Thursday, November 24, 2011
So, forever ago I watched Nashville, directed by Robert Altman in 1975. I sort of hated and sort of loved the movie. I hated it because I hate country music, especially the kind that I had to listen to for three hours over the course of the film. I liked the ending of it, though, where all the different characters came together and interacted. It's one of those things where I wouldn't have the satisfying ending if I didn't sit through the rest of it, but I still just didn't really care too much about it overall. I feel really lazy saying I just didn't really care for the music so I didn't care about the movie, but eh, it's pretty much how I feel.
Tuesday, November 8, 2011
So, if you've been reading my posts lately, you might have noticed something I snuck into yesterday's movie post - Yojimbo is technically the last movie out of Ebert's books. (!!)
"What does that mean?" you might be asking yourself. "Is this stupid project over or not?"
Well, yes and no. Mostly no.
Monday, November 7, 2011
Regardless of how much I actually learned in college, Yojimbo is pretty great. Samurai movies and Western films have always had a lot in common, but here, Kurosawa went out of his way to add in Western elements. Later, Sergio Leone would make Fistful of Dollars, which is, I've heard, extremely similar. I only point this out. I guess, to underline how much this movie is like a Western, since I think that's a neat aspect of the movie.
Sunday, November 6, 2011
Today I watched W.R.: Mysteries of the Organism, directed by Dušan Makavejev in 1971. I don't really know if I understood anything in the movie, possibly exacerbated by the fact that colds make me feel pretty out of it, but I sort of liked it. Most people I know would be probably put off by the film, but I'm not really the type of person who is shocked by nudity or sexuality, I guess. I probably was more confused by the movie because I'm not familiar with Wilhelm Reich, who has like, a mini-documentary going on in the film.
Saturday, November 5, 2011
Came down with a horrible cold - just one of those days where you wake up feeling totally sick even though you felt fine the night before. Since I'm a little out of it from working and too much Sudafed, I'm going to watch WR: Mysteries of the Organism tomorrow when I am hopefully feeling better. I'm hitting the Gatorade and Emergen-c and Throat Coat tea pretty hard so I have high hopes.
So, earlier I watched the director's cut of Woodstock, directed in 1970 by Michael Wadleigh. I only mention that I watched that version because I think it bumps up the running time to almost 4 hours. Sounds a little awful, yes? It wasn't so bad. Once it started, I was really into it, and I really liked the editing and all of the musical performances. It was really cool to watch something where it had so much music, maybe 60%, so it was pretty relaxing and easy to watch. I must admit I don't know anything about Woostock other than what exists in cultural consciousness, so it was really neat to actually be able to see the crowds, see the people, and watch the performances. It felt like I was there, except with less bad acid. Yay!

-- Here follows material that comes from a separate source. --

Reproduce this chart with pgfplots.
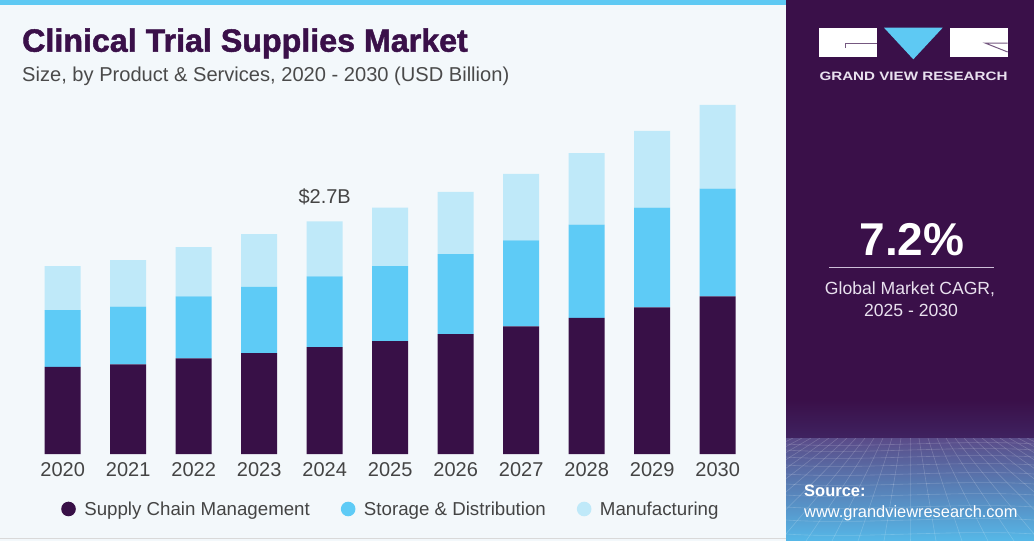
\documentclass[border=0pt]{standalone}
\usepackage{graphicx}
\usepackage{pgfplots}
\pgfplotsset{compat=1.18}
\usepackage{fontspec}
\setmainfont{Liberation Sans}
\newfontfamily\heavyfont{Liberation Sans Bold}[FakeBold=1.5]

\definecolor{gvpurple}{HTML}{3A1049}
\definecolor{barDark}{HTML}{381047}
\definecolor{barMid}{HTML}{5ECBF6}
\definecolor{barLight}{HTML}{BFE9F9}
\definecolor{panelbg}{HTML}{F3F8FB}
\definecolor{stripblue}{HTML}{5EC9F3}
\definecolor{txtgray}{HTML}{444444}
\definecolor{subgray}{HTML}{4A4A4A}
\definecolor{lavtext}{HTML}{E9E1EF}
\definecolor{lavline}{HTML}{CDBFD8}
\definecolor{meshtop}{HTML}{5A4B88}
\definecolor{meshbot}{HTML}{56B8E8}
\definecolor{bandpurple}{HTML}{3F2260}

\begin{document}
\begin{tikzpicture}
\path[use as bounding box] (0pt,0pt) rectangle (1034pt,-541pt);
\begin{scope}[x=1pt,y=-1pt]
  % backgrounds
  \fill[panelbg] (0,0) rectangle (786,541);
  \fill[stripblue] (0,0) rectangle (786,5);
  \draw[black!15, line width=1pt] (0,538.5) -- (786,538.5);
  \fill[gvpurple] (786,0) rectangle (1034,541);
  \shade[top color=gvpurple, bottom color=bandpurple] (786,400) rectangle (1034,438);
  \shade[top color=meshtop, bottom color=meshbot] (786,438) rectangle (1034,541);
  \begin{scope}
    \clip (786,438) rectangle (1034,541);
    \foreach \yy in {444,450,457,465,474,484,495,507,520,534}
      \draw[white, opacity=0.18, line width=0.6pt] (786,\yy) .. controls (860,\yy+5) and (960,\yy-5) .. (1034,\yy);
    \foreach \k in {-14,...,14}
      \draw[white, opacity=0.18, line width=0.6pt] (910+\k*9,438) .. controls (910+\k*14,470) .. (910+\k*26,541);
  \end{scope}
  % logo
  \fill[white] (819,27.7) rectangle (877.3,56.7);
  \fill[white] (950,27.7) rectangle (1007.7,56.7);
  \fill[stripblue] (884,27.7) -- (942.7,27.7) -- (913.3,59.3) -- cycle;
  \draw[gvpurple!70, line width=1pt] (845,48) -- (845,43.3) -- (877.3,43.3);
  \draw[gvpurple!70, line width=1pt] (1007.7,43) -- (985,43) -- (1007.7,52);
  \node[anchor=base west, inner sep=0, text=lavtext] at (819.3,80.7)
    {\resizebox{188pt}{8.5pt}{\bfseries GRAND VIEW RESEARCH}};
  % titles
  \node[anchor=base west, inner sep=0, text=gvpurple, font=\fontsize{32.2}{38}\heavyfont] at (22,51.7)
    {Clinical Trial Supplies Market};
  \node[anchor=base west, inner sep=0, text=subgray, font=\fontsize{20.1}{24}\selectfont] at (22,81)
    {Size, by Product \& Services, 2020 - 2030 (USD Billion)};
  % right panel texts
  \node[anchor=base, inner sep=0, text=white, font=\fontsize{46}{50}\selectfont\bfseries] at (912,255) {7.2\%};
  \draw[lavline, line width=1.5pt] (829,267.7) -- (994,267.7);
  \node[anchor=base, inner sep=0, text=lavtext, font=\fontsize{17.6}{22}\selectfont] at (910,294) {Global Market CAGR,};
  \node[anchor=base, inner sep=0, text=lavtext, font=\fontsize{17.6}{22}\selectfont] at (911,316) {2025 - 2030};
  \node[anchor=base west, inner sep=0, text=white, font=\fontsize{16.5}{20}\selectfont\bfseries] at (804,496) {Source:};
  \node[anchor=base west, inner sep=0, text=white, font=\fontsize{16.4}{20}\selectfont] at (804,517) {www.grandviewresearch.com};
\end{scope}

\begin{axis}[
  at={(29.95pt,-454pt)}, anchor=south west,
  scale only axis, width=720.5pt, height=362pt,
  xmin=-0.5, xmax=10.5, ymin=0, ymax=4.2,
  ybar stacked, bar width=36pt,
  axis line style={draw=none},
  ytick=\empty,
  xtick={0,...,10},
  xticklabels={2020,2021,2022,2023,2024,2025,2026,2027,2028,2029,2030},
  major tick length=0pt,
  xtick style={draw=none},
  xticklabel style={font=\fontsize{20}{24}\selectfont, text=txtgray, yshift=-4.5pt},
  clip=false,
  legend columns=3,
  legend cell align=left,
  legend style={at={(0.0431,-0.1519)}, anchor=west, draw=none, fill=none,
    inner sep=0pt, font=\fontsize{18.7}{22}\selectfont,
    nodes={inner sep=0pt, text=txtgray},
    /tikz/every odd column/.append style={column sep=8.5pt},
    /tikz/every even column/.append style={column sep=31pt}},
]
\addplot[fill=barDark, draw=none, legend image code/.code={\fill[barDark] (0pt,0pt) circle (7.3pt);}]
  coordinates {(0,1.01) (1,1.04) (2,1.11) (3,1.17) (4,1.24) (5,1.31) (6,1.39) (7,1.48) (8,1.58) (9,1.70) (10,1.83)};
\addplot[fill=barMid, draw=none, legend image code/.code={\fill[barMid] (0pt,0pt) circle (7.3pt);}]
  coordinates {(0,0.66) (1,0.67) (2,0.72) (3,0.77) (4,0.82) (5,0.87) (6,0.93) (7,1.00) (8,1.08) (9,1.16) (10,1.25)};
\addplot[fill=barLight, draw=none, legend image code/.code={\fill[barLight] (0pt,0pt) circle (7.3pt);}]
  coordinates {(0,0.51) (1,0.54) (2,0.57) (3,0.61) (4,0.64) (5,0.68) (6,0.72) (7,0.77) (8,0.83) (9,0.89) (10,0.97)};
\legend{Supply Chain Management, Storage \& Distribution, Manufacturing}
\node[anchor=base, inner sep=0, font=\fontsize{20}{24}\selectfont, text=txtgray, yshift=18pt] at (axis cs:4,2.70) {\$2.7B};
\end{axis}
\end{tikzpicture}
\end{document}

Anyway, yesterday I watched A Woman's Tale, directed by Paul Cox in 1991. It's a very good movie, and a very sad movie. It's one of the few movies that deals with death in such a direct and honest way. This is coming from someone who has, for better or for worse, watched people die in documentaries on physician-assisted suicide, and enjoyed SICK. This was not nearly as blunt as either of those things, but a far cry from what we normally see in Hollywood.
Wednesday, November 2, 2011
Today I watched Withnail & I, directed by Bruce Robinson in 1987. It's a different sort of film, but I really enjoyed it. I really, really liked the characters and I had a blast watching them. Withnail and his friend ("I") were really funny and I liked their little escapades. I mean, it wasn't like it was constantly funny - there was that weird nagging feeling that if these were real people, their behavior would be incredibly concerning. However, since they weren't, I found myself enjoying in on a surface level on more than one occasion.
Tuesday, November 1, 2011
Much to the shock of pretty much everyone I know, I've never seen today's movie - Whatever Happened to Baby Jane? directed by Robert Aldrich in 1962.
I was expecting something sort of boring or dull, mostly because it had such a long running time, and I wanted to be driving around in my new car instead of stuck in front of the TV again. However, I was really surprised by how awesome this movie is! It's legitimately scary and weird, and I loved the performances from both Bette Davis and Joan Crawford. I wasn't expecting it to be...I don't know, actually good. There was just something about the story and the performances that really stuck with me. I loved that both main characters were women, as well. Not because I'm having a "the wimmins!" kind of thing, but because it's more rare, I think, to see actresses take roles like this. It's just a really good movie all-around, and I really enjoyed watching it.